Hope College will work with Holland Community Hospital, Zeeland Community Hospital, Spectrum Health Butterworth Campus, county health departments, nursing homes and assisted-living centers, schools, churches and several non-profit agencies such as Hospice of Holland to place students into internships in the community. Students will focus largely on health promotion and disease prevention.
Students, for example, will work with underserved families to help them understand health issues that affect them and then connect with the right services. A student who’s studying pharmacology may work with a person or family to go over the medications they take to make sure they understand the side effects and safe usage.
Nursing students will serve a 10-week internship, working 20 hours to 24 hours a week with a nurse in the community. The service-oriented, community-based approach to the program fits with Hope’s Christian principles, Sietsema said.

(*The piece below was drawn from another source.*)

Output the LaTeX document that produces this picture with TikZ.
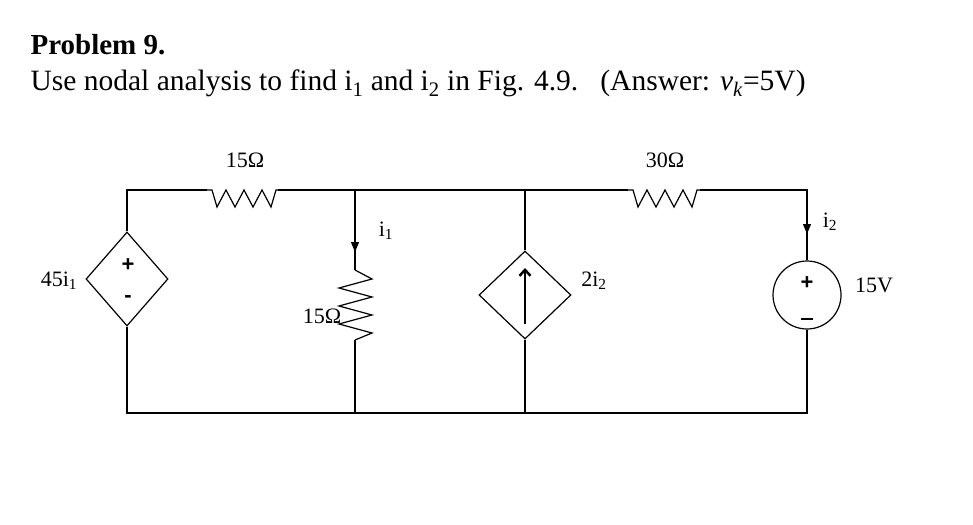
\documentclass[tikz,border=0pt]{standalone}
\usepackage{fontspec}
\setmainfont{Liberation Serif}
\newfontfamily\sansf{Liberation Sans}
\usetikzlibrary{shapes.geometric,arrows.meta}
\newcommand{\sbs}[1]{\textsubscript{#1}}
\begin{document}
\begin{tikzpicture}[x=1pt,y=-1pt,line width=1.2pt,
  lbl/.style={inner sep=0pt,font=\fontsize{22}{22}\selectfont},
  arr/.style={-{Triangle[length=10pt,width=8pt]}}]
\useasboundingbox (0,0) rectangle (973,524);
\node[anchor=base west,inner sep=0pt,font=\fontsize{29}{29}\selectfont\bfseries] (t1) at (30,55) {Problem 9.};
\node[anchor=base west,inner sep=0pt,font=\fontsize{29.5}{29}\selectfont] (t2) at (30,91) {Use nodal analysis to find i\sbs{1} and i\sbs{2} in Fig. 4.9.\ \ \ (Answer: \textit{v}\sbs{\textit{k}}=5V)};
% coordinates
\coordinate (tl) at (127,190);
\coordinate (r1a) at (207,190);
\coordinate (r1b) at (278,190);
\coordinate (n1) at (355,190);
\coordinate (n2) at (525,190);
\coordinate (r2a) at (628,190);
\coordinate (r2b) at (700,190);
\coordinate (tr) at (807,190);
\coordinate (bl) at (127,413);
\coordinate (b1) at (355,413);
\coordinate (b2) at (525,413);
\coordinate (br) at (807,413);
\coordinate (r3a) at (355,270);
\coordinate (r3b) at (355,340);
% sources
\node[draw,diamond,minimum width=82pt,minimum height=94pt,inner sep=0pt] (d1) at (127,279) {};
\node[font=\sansf\fontsize{22}{22}\selectfont\bfseries,inner sep=0pt] (p1) at (128,265) {+};
\node[font=\sansf\fontsize{22}{22}\selectfont\bfseries,inner sep=0pt] (m1) at (128,299) {-};
\node[draw,diamond,minimum width=92pt,minimum height=88pt,inner sep=0pt] (d2) at (525,295) {};
\coordinate (ua) at (525,324);
\coordinate (ub) at (525,268);
\draw[line width=2.5pt,-{Straight Barb[length=6pt,width=11pt]}] (ua) -- (ub);
\node[draw,circle,minimum size=68pt,inner sep=0pt] (vs) at (807,295) {};
\node[font=\sansf\fontsize{22}{22}\selectfont\bfseries,inner sep=0pt] (p2) at (807,283) {+};
\node[inner sep=0pt] (m2) at (807,319) {\rule{12pt}{2.2pt}};
% wires
\draw (d1.north) -- (tl) -- (r1a);
\draw (r1a) -- ++(5,0) -- ++(5,17) -- ++(9,-17) -- ++(9,17) -- ++(9,-17) -- ++(9,17) -- ++(9,-17) -- ++(9,17) -- ++(5,-17) -- (r1b);
\draw (r1b) -- (n1) -- (n2) -- (r2a);
\draw (r2a) -- ++(5,0) -- ++(5,17) -- ++(9,-17) -- ++(9,17) -- ++(9,-17) -- ++(9,17) -- ++(9,-17) -- ++(9,17) -- ++(5,-17) -- (r2b);
\draw (r2b) -- (tr) -- (vs.north);
\draw[arr] (tr) -- (807,234);
\draw (n1) -- (r3a);
\draw[arr] (n1) -- (355,252);
\draw (r3a) -- ++(17,9) -- ++(-33,9) -- ++(33,9) -- ++(-33,9) -- ++(33,9) -- ++(-33,9) -- ++(33,9) -- ++(-17,7) -- (r3b);
\draw (r3b) -- (b1);
\draw (n2) -- (d2.north);
\draw (d2.south) -- (b2);
\draw (d1.south) -- (bl) -- (b1) -- (b2) -- (br) -- (vs.south);
% labels
\node[lbl] (l1) at (245,160) {15Ω};
\node[lbl] (l2) at (665,160) {30Ω};
\node[lbl] (l3) at (322,316) {15Ω};
\node[lbl] (l4) at (386,231) {i\sbs{1}};
\node[lbl] (l5) at (830,222) {i\sbs{2}};
\node[lbl] (l6) at (594,281) {2i\sbs{2}};
\node[lbl] (l7) at (874,285) {15V};
\node[lbl] (l8) at (59,281) {45i\sbs{1}};
\end{tikzpicture}
\end{document}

Hope received approval for the new program early this month from the Michigan State Board of Nursing, a crucial step needed as the college prepares to separate a joint nursing program it has operated with Calvin College for 20 years. The approval enables Hope nursing graduates to take the state licensing exam and attend graduate nursing school.

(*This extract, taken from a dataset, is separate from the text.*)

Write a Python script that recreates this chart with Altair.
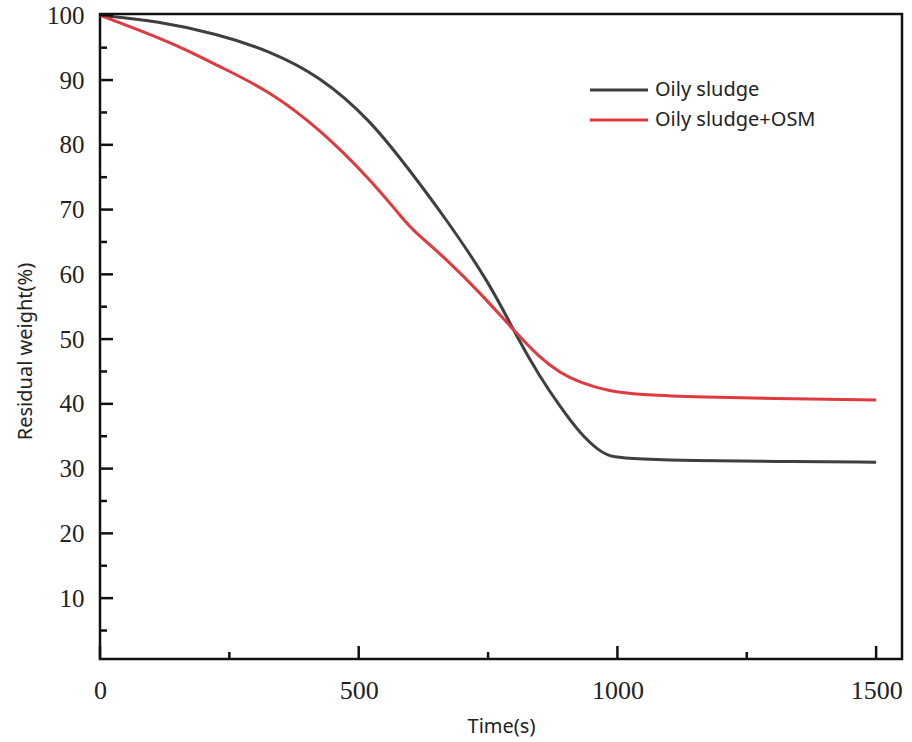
import altair as alt
import pandas as pd

# ---- data ----
time_os = [0, 112, 228, 328, 425, 522, 599, 663, 753, 805, 850, 889, 927, 966, 991, 1043, 1140, 1300, 1500]
weight_os = [100, 99.1, 97.1, 94.5, 90.6, 83.9, 76.0, 69.2, 58.7, 50.4, 44.2, 39.6, 35.5, 32.6, 31.7, 31.5, 31.2, 31.1, 31.0]

time_osm = [0, 73, 151, 228, 328, 425, 522, 586, 605, 670, 734, 798, 850, 889, 927, 985, 1043, 1140, 1300, 1500]
weight_osm = [100, 97.8, 95.3, 92.2, 88.3, 82.4, 74.7, 68.5, 66.8, 62.3, 57.2, 51.5, 47.1, 44.8, 43.3, 41.9, 41.4, 41.1, 40.8, 40.6]

series_names = ["Oily sludge", "Oily sludge+OSM"]
series_colors = ["#3f3f3f", "#e0393e"]

x_major = [0, 500, 1000, 1500]
x_minor = [250, 750, 1250]
y_major = [10, 20, 30, 40, 50, 60, 70, 80, 90, 100]
y_minor = [5, 15, 25, 35, 45, 55, 65, 75, 85, 95]

df = pd.concat([
    pd.DataFrame({"t": time_os, "w": weight_os, "s": series_names[0]}),
    pd.DataFrame({"t": time_osm, "w": weight_osm, "s": series_names[1]}),
])

W, H = 802, 645
xscale = alt.Scale(domain=[0, 1550], nice=False, zero=False)
yscale = alt.Scale(domain=[0.6, 100.2], nice=False, zero=False)

serif = "Liberation Serif"
sans = "Noto Sans"

x_axis = alt.Axis(
    title="Time(s)", values=x_major, format="d", ticks=False, domain=False, grid=False,
    labelFlush=False,
    labelFont=serif, labelFontSize=26, labelColor="#222", labelPadding=18,
    titleFont=sans, titleFontSize=20, titleFontWeight="normal", titleColor="#222", titlePadding=13)
y_axis = alt.Axis(
    title="Residual weight(%)", values=y_major, format="d", ticks=False, domain=False, grid=False,
    labelFlush=False,
    labelFont=serif, labelFontSize=25, labelColor="#222", labelPadding=16,
    titleFont=sans, titleFontSize=20, titleFontWeight="normal", titleColor="#222", titlePadding=11,
    titleY=337)

lines = alt.Chart(df).mark_line(strokeWidth=3, interpolate="basis").encode(
    x=alt.X("t:Q", scale=xscale, axis=x_axis),
    y=alt.Y("w:Q", scale=yscale, axis=y_axis),
    color=alt.Color("s:N", scale=alt.Scale(domain=series_names, range=series_colors), legend=None),
)

ymaj = alt.Chart(pd.DataFrame({"w": y_major})).mark_rule(color="#111", strokeWidth=2.5).encode(
    y=alt.Y("w:Q", scale=yscale), x=alt.value(0), x2=alt.value(13))
ymin = alt.Chart(pd.DataFrame({"w": y_minor})).mark_rule(color="#111", strokeWidth=2.5).encode(
    y=alt.Y("w:Q", scale=yscale), x=alt.value(0), x2=alt.value(7))
xmaj = alt.Chart(pd.DataFrame({"t": x_major})).mark_rule(color="#111", strokeWidth=2.5).encode(
    x=alt.X("t:Q", scale=xscale), y=alt.value(H), y2=alt.value(H - 13))
xmin = alt.Chart(pd.DataFrame({"t": x_minor})).mark_rule(color="#111", strokeWidth=2.5).encode(
    x=alt.X("t:Q", scale=xscale), y=alt.value(H), y2=alt.value(H - 7))

# legend (drawn manually so the row spacing matches)
legend_layers = []
for i, (name, col) in enumerate(zip(series_names, series_colors)):
    ly = 76 + 30 * i
    legend_layers.append(
        alt.Chart(pd.DataFrame({"s": [name]})).mark_rule(color=col, strokeWidth=3).encode(
            x=alt.value(490), x2=alt.value(548), y=alt.value(ly)))
    legend_layers.append(
        alt.Chart(pd.DataFrame({"s": [name]})).mark_text(
            align="left", baseline="middle", font=sans, fontSize=20, color="#222").encode(
            x=alt.value(555), y=alt.value(ly), text="s:N"))

chart = alt.layer(lines, ymaj, ymin, xmaj, xmin, *legend_layers).properties(
    width=W, height=H,
    background="white",
    autosize=alt.AutoSizeParams(type="none"),
    padding={"left": 100, "top": 14, "right": 10, "bottom": 83},
).configure_view(stroke="#111", strokeWidth=2.5)

chart.save("out.html", embed_options={"renderer": "svg", "actions": False})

By partnering with Hope, Holland Community Hospital is elevating its involvement in nursing education amid hopes that students will remain in the area for their careers.
“Ultimately, we hope to employ them when they graduate,” said Patti VanDort, the hospital’s vice president of nursing.
Hope and Calvin are separating their joint program beginning in January, although they will continue classes for current enrollees through May 2004. The separate Hope program begins next month with 32 students at each grade level — sophomore, junior and senior. It has a capacity for 40 students at each grade.
The colleges are venturing into their own nursing programs at a time when the profession is facing a chronic staffing shortage in the years ahead.
The U.S. Bureau of Labor Statistics forecasts that the nation is facing a shortage of 1 million nurses by 2010, as nurses retire or leave the profession and fewer people opt to enter the profession. The shortage will come at a time when nurses are needed the most, as baby boomers hit their retirement years.
Up until this fall, enrollments at entry-level nursing schools were in a decline. Enrollments at the 548 nursing schools with bachelor’s and graduate-degree programs increased 3.7 percent over 2000, to 106,557.
While the increase ended a six-year slide, the enrollment level is still well below the 127,683 students of 1995 and “remains insufficient to meet the projected demand” for nurses over the next 10 years, according to a recently released survey from the American Association of Colleges of Nursing. More than a third of the schools surveyed reported no change or declines from their 2000 enrollments.
The association cites stepped-up efforts by colleges and hospitals to recruit more people into the profession with the goal of at least stemming the overall enrollment decline.
“Schools are experiencing a limited measure of success, but we still have a long way to go to meet the projected demand,” association President Carolyn Williams said.